# EXERCISE DESCRIPTION
Go through the material and write it all out exactly, minus the pictures.

# STORED DATA
+-------+

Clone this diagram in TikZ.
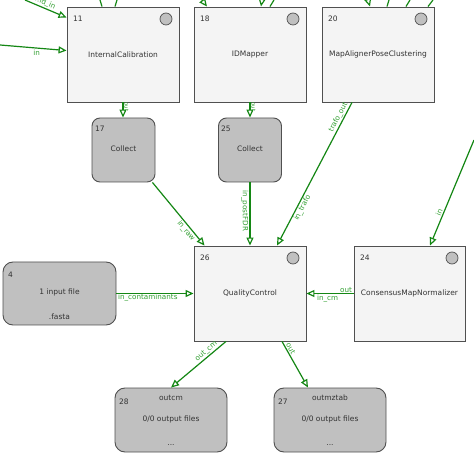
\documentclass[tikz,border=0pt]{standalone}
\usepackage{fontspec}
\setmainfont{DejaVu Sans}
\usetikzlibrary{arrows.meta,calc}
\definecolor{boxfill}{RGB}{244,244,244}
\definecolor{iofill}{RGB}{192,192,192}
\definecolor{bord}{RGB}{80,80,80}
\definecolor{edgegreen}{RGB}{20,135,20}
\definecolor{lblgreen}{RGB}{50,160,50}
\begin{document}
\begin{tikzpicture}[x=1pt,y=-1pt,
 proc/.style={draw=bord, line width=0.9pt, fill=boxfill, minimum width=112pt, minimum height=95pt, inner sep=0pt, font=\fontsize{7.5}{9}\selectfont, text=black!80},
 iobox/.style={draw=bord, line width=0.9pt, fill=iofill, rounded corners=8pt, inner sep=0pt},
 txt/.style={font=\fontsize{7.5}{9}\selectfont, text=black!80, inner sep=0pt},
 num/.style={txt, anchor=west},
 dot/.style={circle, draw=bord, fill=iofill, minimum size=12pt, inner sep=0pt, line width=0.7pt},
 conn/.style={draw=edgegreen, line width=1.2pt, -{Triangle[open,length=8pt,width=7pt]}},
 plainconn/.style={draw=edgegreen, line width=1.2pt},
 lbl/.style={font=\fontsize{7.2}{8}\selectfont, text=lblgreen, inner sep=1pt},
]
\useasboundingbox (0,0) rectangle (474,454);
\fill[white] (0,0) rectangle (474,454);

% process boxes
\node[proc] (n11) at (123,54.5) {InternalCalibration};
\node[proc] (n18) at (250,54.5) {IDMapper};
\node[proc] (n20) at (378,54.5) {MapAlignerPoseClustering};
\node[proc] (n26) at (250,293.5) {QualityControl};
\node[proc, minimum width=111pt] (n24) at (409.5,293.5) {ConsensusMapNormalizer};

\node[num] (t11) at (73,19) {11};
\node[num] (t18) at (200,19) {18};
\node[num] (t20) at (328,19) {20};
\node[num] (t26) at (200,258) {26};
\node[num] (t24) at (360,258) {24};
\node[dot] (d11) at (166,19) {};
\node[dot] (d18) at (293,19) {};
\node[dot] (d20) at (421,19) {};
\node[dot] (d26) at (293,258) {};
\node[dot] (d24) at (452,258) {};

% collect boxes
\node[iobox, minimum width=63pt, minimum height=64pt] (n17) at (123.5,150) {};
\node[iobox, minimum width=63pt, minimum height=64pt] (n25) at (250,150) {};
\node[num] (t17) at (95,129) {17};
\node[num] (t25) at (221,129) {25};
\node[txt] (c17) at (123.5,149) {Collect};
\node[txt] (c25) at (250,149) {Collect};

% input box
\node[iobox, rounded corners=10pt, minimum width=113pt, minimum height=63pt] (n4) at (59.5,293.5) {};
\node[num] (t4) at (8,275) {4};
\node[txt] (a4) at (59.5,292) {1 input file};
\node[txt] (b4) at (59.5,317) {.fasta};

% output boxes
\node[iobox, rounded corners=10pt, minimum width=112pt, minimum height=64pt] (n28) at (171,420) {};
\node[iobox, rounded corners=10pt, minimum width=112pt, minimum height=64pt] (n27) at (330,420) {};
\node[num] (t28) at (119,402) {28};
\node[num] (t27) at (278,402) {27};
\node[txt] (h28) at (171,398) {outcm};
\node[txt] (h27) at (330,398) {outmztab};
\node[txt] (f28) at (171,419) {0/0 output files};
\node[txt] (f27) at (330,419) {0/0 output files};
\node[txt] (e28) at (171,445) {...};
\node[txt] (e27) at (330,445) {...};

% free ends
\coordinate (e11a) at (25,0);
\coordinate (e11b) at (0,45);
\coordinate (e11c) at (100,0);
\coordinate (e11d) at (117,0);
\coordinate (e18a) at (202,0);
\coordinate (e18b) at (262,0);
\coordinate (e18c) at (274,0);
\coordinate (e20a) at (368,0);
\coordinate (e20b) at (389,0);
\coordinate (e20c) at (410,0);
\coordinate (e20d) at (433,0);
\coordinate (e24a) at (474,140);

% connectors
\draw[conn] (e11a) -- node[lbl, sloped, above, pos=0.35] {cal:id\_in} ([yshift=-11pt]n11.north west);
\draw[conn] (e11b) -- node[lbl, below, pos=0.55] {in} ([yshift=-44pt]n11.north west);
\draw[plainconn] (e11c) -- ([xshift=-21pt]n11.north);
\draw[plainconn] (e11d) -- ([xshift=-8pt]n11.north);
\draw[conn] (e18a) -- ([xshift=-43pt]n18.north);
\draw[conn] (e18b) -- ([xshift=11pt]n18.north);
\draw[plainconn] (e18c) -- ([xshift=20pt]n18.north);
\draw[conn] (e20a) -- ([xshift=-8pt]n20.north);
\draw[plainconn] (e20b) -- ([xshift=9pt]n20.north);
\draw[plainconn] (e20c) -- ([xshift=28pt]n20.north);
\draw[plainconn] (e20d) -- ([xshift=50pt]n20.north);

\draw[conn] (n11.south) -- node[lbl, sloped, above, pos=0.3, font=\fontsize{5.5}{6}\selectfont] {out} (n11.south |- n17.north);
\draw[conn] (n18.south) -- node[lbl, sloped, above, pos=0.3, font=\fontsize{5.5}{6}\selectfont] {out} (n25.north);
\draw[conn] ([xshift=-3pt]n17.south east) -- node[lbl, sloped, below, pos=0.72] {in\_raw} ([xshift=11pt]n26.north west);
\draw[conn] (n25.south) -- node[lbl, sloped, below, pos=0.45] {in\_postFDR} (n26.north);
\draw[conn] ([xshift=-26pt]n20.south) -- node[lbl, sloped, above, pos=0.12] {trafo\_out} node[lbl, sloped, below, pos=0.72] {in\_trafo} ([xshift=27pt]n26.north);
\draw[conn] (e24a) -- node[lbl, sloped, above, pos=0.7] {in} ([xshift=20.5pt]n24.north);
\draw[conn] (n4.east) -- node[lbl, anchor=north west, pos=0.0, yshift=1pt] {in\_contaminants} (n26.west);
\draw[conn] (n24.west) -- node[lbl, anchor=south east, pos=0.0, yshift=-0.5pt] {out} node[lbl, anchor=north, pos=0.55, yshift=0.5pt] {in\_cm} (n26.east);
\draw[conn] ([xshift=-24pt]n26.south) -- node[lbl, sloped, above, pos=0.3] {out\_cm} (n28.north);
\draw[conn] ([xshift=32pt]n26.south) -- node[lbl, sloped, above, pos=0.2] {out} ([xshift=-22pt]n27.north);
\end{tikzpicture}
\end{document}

+-------+

# CORRECT ANSWER
Clone this diagram in TikZ.
\documentclass[tikz,border=0pt]{standalone}
\usepackage{fontspec}
\setmainfont{DejaVu Sans}
\usetikzlibrary{arrows.meta,calc}
\definecolor{boxfill}{RGB}{244,244,244}
\definecolor{iofill}{RGB}{192,192,192}
\definecolor{bord}{RGB}{80,80,80}
\definecolor{edgegreen}{RGB}{20,135,20}
\definecolor{lblgreen}{RGB}{50,160,50}
\begin{document}
\begin{tikzpicture}[x=1pt,y=-1pt,
 proc/.style={draw=bord, line width=0.9pt, fill=boxfill, minimum width=112pt, minimum height=95pt, inner sep=0pt, font=\fontsize{7.5}{9}\selectfont, text=black!80},
 iobox/.style={draw=bord, line width=0.9pt, fill=iofill, rounded corners=8pt, inner sep=0pt},
 txt/.style={font=\fontsize{7.5}{9}\selectfont, text=black!80, inner sep=0pt},
 num/.style={txt, anchor=west},
 dot/.style={circle, draw=bord, fill=iofill, minimum size=12pt, inner sep=0pt, line width=0.7pt},
 conn/.style={draw=edgegreen, line width=1.2pt, -{Triangle[open,length=8pt,width=7pt]}},
 plainconn/.style={draw=edgegreen, line width=1.2pt},
 lbl/.style={font=\fontsize{7.2}{8}\selectfont, text=lblgreen, inner sep=1pt},
]
\useasboundingbox (0,0) rectangle (474,454);
\fill[white] (0,0) rectangle (474,454);

% process boxes
\node[proc] (n11) at (123,54.5) {InternalCalibration};
\node[proc] (n18) at (250,54.5) {IDMapper};
\node[proc] (n20) at (378,54.5) {MapAlignerPoseClustering};
\node[proc] (n26) at (250,293.5) {QualityControl};
\node[proc, minimum width=111pt] (n24) at (409.5,293.5) {ConsensusMapNormalizer};

\node[num] (t11) at (73,19) {11};
\node[num] (t18) at (200,19) {18};
\node[num] (t20) at (328,19) {20};
\node[num] (t26) at (200,258) {26};
\node[num] (t24) at (360,258) {24};
\node[dot] (d11) at (166,19) {};
\node[dot] (d18) at (293,19) {};
\node[dot] (d20) at (421,19) {};
\node[dot] (d26) at (293,258) {};
\node[dot] (d24) at (452,258) {};

% collect boxes
\node[iobox, minimum width=63pt, minimum height=64pt] (n17) at (123.5,150) {};
\node[iobox, minimum width=63pt, minimum height=64pt] (n25) at (250,150) {};
\node[num] (t17) at (95,129) {17};
\node[num] (t25) at (221,129) {25};
\node[txt] (c17) at (123.5,149) {Collect};
\node[txt] (c25) at (250,149) {Collect};

% input box
\node[iobox, rounded corners=10pt, minimum width=113pt, minimum height=63pt] (n4) at (59.5,293.5) {};
\node[num] (t4) at (8,275) {4};
\node[txt] (a4) at (59.5,292) {1 input file};
\node[txt] (b4) at (59.5,317) {.fasta};

% output boxes
\node[iobox, rounded corners=10pt, minimum width=112pt, minimum height=64pt] (n28) at (171,420) {};
\node[iobox, rounded corners=10pt, minimum width=112pt, minimum height=64pt] (n27) at (330,420) {};
\node[num] (t28) at (119,402) {28};
\node[num] (t27) at (278,402) {27};
\node[txt] (h28) at (171,398) {outcm};
\node[txt] (h27) at (330,398) {outmztab};
\node[txt] (f28) at (171,419) {0/0 output files};
\node[txt] (f27) at (330,419) {0/0 output files};
\node[txt] (e28) at (171,445) {...};
\node[txt] (e27) at (330,445) {...};

% free ends
\coordinate (e11a) at (25,0);
\coordinate (e11b) at (0,45);
\coordinate (e11c) at (100,0);
\coordinate (e11d) at (117,0);
\coordinate (e18a) at (202,0);
\coordinate (e18b) at (262,0);
\coordinate (e18c) at (274,0);
\coordinate (e20a) at (368,0);
\coordinate (e20b) at (389,0);
\coordinate (e20c) at (410,0);
\coordinate (e20d) at (433,0);
\coordinate (e24a) at (474,140);

% connectors
\draw[conn] (e11a) -- node[lbl, sloped, above, pos=0.35] {cal:id\_in} ([yshift=-11pt]n11.north west);
\draw[conn] (e11b) -- node[lbl, below, pos=0.55] {in} ([yshift=-44pt]n11.north west);
\draw[plainconn] (e11c) -- ([xshift=-21pt]n11.north);
\draw[plainconn] (e11d) -- ([xshift=-8pt]n11.north);
\draw[conn] (e18a) -- ([xshift=-43pt]n18.north);
\draw[conn] (e18b) -- ([xshift=11pt]n18.north);
\draw[plainconn] (e18c) -- ([xshift=20pt]n18.north);
\draw[conn] (e20a) -- ([xshift=-8pt]n20.north);
\draw[plainconn] (e20b) -- ([xshift=9pt]n20.north);
\draw[plainconn] (e20c) -- ([xshift=28pt]n20.north);
\draw[plainconn] (e20d) -- ([xshift=50pt]n20.north);

\draw[conn] (n11.south) -- node[lbl, sloped, above, pos=0.3, font=\fontsize{5.5}{6}\selectfont] {out} (n11.south |- n17.north);
\draw[conn] (n18.south) -- node[lbl, sloped, above, pos=0.3, font=\fontsize{5.5}{6}\selectfont] {out} (n25.north);
\draw[conn] ([xshift=-3pt]n17.south east) -- node[lbl, sloped, below, pos=0.72] {in\_raw} ([xshift=11pt]n26.north west);
\draw[conn] (n25.south) -- node[lbl, sloped, below, pos=0.45] {in\_postFDR} (n26.north);
\draw[conn] ([xshift=-26pt]n20.south) -- node[lbl, sloped, above, pos=0.12] {trafo\_out} node[lbl, sloped, below, pos=0.72] {in\_trafo} ([xshift=27pt]n26.north);
\draw[conn] (e24a) -- node[lbl, sloped, above, pos=0.7] {in} ([xshift=20.5pt]n24.north);
\draw[conn] (n4.east) -- node[lbl, anchor=north west, pos=0.0, yshift=1pt] {in\_contaminants} (n26.west);
\draw[conn] (n24.west) -- node[lbl, anchor=south east, pos=0.0, yshift=-0.5pt] {out} node[lbl, anchor=north, pos=0.55, yshift=0.5pt] {in\_cm} (n26.east);
\draw[conn] ([xshift=-24pt]n26.south) -- node[lbl, sloped, above, pos=0.3] {out\_cm} (n28.north);
\draw[conn] ([xshift=32pt]n26.south) -- node[lbl, sloped, above, pos=0.2] {out} ([xshift=-22pt]n27.north);
\end{tikzpicture}
\end{document}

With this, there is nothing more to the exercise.